• [THE EXERCISE]: Leave out every picture, then output exactly the lines between the ones holding "Generate a Python" and "ticks = [0, 20, 40, 60, 80, 100]", inclusive, and nothing beyond them.
======== RECORDS
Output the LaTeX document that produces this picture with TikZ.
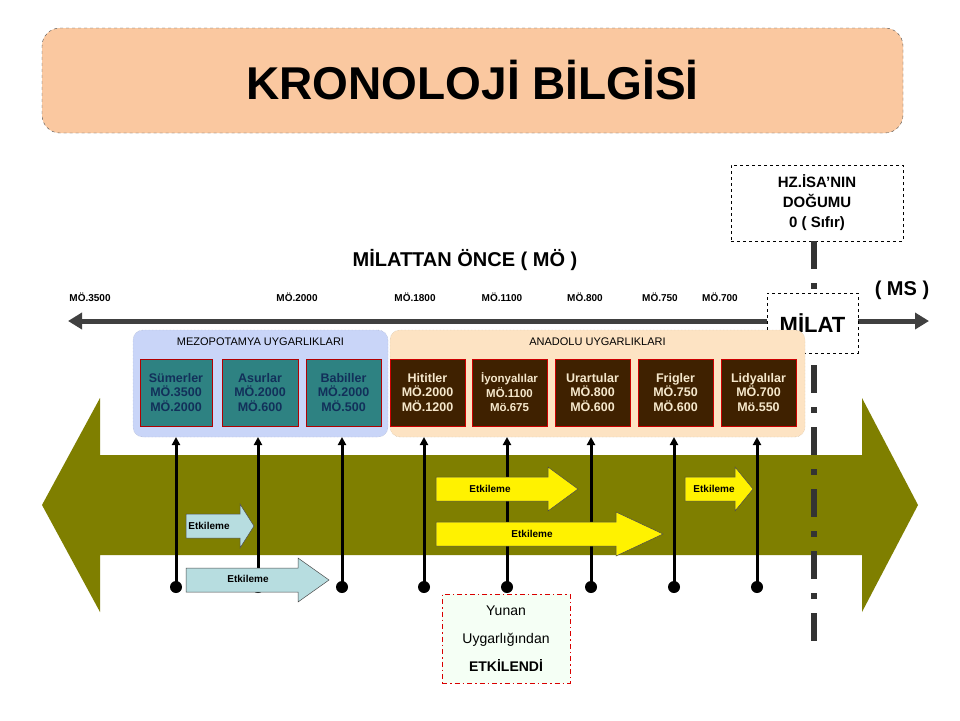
================
======== RECORDS
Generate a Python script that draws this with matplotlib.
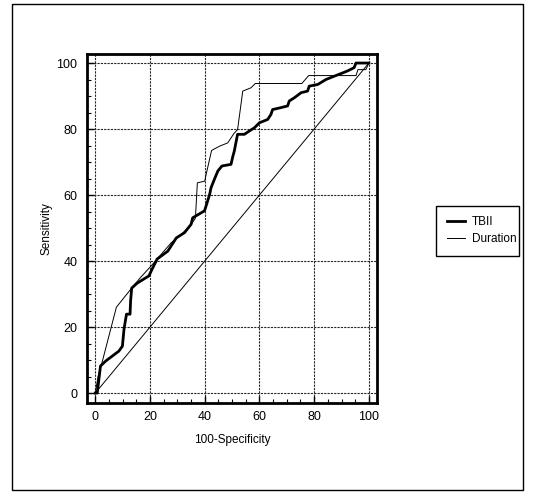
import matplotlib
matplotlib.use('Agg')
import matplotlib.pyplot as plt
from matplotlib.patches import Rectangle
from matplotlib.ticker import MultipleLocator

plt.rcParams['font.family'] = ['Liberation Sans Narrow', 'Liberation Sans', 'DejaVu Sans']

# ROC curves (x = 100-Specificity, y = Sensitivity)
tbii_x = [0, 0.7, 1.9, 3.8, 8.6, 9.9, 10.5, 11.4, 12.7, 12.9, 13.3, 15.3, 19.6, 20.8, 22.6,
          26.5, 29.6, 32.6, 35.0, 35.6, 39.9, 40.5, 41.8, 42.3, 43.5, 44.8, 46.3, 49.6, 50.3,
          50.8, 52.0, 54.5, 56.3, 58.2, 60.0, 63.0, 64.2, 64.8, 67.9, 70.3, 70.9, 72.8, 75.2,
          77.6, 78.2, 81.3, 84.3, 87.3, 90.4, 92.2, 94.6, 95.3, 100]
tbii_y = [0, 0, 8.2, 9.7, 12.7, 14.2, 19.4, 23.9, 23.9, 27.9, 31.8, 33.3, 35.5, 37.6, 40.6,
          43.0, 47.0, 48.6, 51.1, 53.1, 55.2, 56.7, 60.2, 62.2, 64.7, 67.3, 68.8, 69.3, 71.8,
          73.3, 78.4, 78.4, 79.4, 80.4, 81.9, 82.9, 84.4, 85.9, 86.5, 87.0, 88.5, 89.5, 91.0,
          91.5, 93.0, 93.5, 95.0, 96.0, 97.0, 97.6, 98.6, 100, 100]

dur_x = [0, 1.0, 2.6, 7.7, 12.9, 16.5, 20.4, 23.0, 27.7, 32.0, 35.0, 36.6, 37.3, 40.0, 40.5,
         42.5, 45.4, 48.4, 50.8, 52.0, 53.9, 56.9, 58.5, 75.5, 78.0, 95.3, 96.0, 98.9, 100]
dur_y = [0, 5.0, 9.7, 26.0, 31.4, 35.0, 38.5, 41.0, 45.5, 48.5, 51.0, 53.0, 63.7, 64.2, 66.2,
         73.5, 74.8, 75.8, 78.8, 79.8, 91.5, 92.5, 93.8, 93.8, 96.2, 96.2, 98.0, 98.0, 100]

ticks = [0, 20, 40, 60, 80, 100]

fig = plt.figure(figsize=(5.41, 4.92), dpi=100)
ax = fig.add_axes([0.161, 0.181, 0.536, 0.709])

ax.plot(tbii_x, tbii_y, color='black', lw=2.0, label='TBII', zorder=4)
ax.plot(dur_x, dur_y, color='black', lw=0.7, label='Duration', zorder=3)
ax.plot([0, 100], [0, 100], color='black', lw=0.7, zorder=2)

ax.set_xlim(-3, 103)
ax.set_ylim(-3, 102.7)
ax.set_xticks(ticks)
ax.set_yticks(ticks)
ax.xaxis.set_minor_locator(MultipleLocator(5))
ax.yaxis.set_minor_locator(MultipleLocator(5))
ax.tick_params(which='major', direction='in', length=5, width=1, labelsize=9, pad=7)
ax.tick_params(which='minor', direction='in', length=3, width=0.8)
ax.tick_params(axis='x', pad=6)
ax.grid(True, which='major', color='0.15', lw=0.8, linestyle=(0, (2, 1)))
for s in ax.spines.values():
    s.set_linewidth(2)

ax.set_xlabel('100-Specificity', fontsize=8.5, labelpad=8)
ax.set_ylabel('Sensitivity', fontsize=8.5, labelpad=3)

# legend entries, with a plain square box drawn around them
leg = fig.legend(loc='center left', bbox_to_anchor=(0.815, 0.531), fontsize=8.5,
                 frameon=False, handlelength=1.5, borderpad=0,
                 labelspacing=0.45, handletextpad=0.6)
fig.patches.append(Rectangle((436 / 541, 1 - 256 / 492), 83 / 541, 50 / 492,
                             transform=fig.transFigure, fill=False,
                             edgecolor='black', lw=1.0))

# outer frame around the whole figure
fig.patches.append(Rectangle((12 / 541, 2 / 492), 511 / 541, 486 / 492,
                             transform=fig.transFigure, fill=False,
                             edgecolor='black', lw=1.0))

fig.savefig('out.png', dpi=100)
================
• [WORKED SOLUTION]:
Generate a Python script that draws this with matplotlib.
import matplotlib
matplotlib.use('Agg')
import matplotlib.pyplot as plt
from matplotlib.patches import Rectangle
from matplotlib.ticker import MultipleLocator

plt.rcParams['font.family'] = ['Liberation Sans Narrow', 'Liberation Sans', 'DejaVu Sans']

# ROC curves (x = 100-Specificity, y = Sensitivity)
tbii_x = [0, 0.7, 1.9, 3.8, 8.6, 9.9, 10.5, 11.4, 12.7, 12.9, 13.3, 15.3, 19.6, 20.8, 22.6,
          26.5, 29.6, 32.6, 35.0, 35.6, 39.9, 40.5, 41.8, 42.3, 43.5, 44.8, 46.3, 49.6, 50.3,
          50.8, 52.0, 54.5, 56.3, 58.2, 60.0, 63.0, 64.2, 64.8, 67.9, 70.3, 70.9, 72.8, 75.2,
          77.6, 78.2, 81.3, 84.3, 87.3, 90.4, 92.2, 94.6, 95.3, 100]
tbii_y = [0, 0, 8.2, 9.7, 12.7, 14.2, 19.4, 23.9, 23.9, 27.9, 31.8, 33.3, 35.5, 37.6, 40.6,
          43.0, 47.0, 48.6, 51.1, 53.1, 55.2, 56.7, 60.2, 62.2, 64.7, 67.3, 68.8, 69.3, 71.8,
          73.3, 78.4, 78.4, 79.4, 80.4, 81.9, 82.9, 84.4, 85.9, 86.5, 87.0, 88.5, 89.5, 91.0,
          91.5, 93.0, 93.5, 95.0, 96.0, 97.0, 97.6, 98.6, 100, 100]

dur_x = [0, 1.0, 2.6, 7.7, 12.9, 16.5, 20.4, 23.0, 27.7, 32.0, 35.0, 36.6, 37.3, 40.0, 40.5,
         42.5, 45.4, 48.4, 50.8, 52.0, 53.9, 56.9, 58.5, 75.5, 78.0, 95.3, 96.0, 98.9, 100]
dur_y = [0, 5.0, 9.7, 26.0, 31.4, 35.0, 38.5, 41.0, 45.5, 48.5, 51.0, 53.0, 63.7, 64.2, 66.2,
         73.5, 74.8, 75.8, 78.8, 79.8, 91.5, 92.5, 93.8, 93.8, 96.2, 96.2, 98.0, 98.0, 100]

ticks = [0, 20, 40, 60, 80, 100]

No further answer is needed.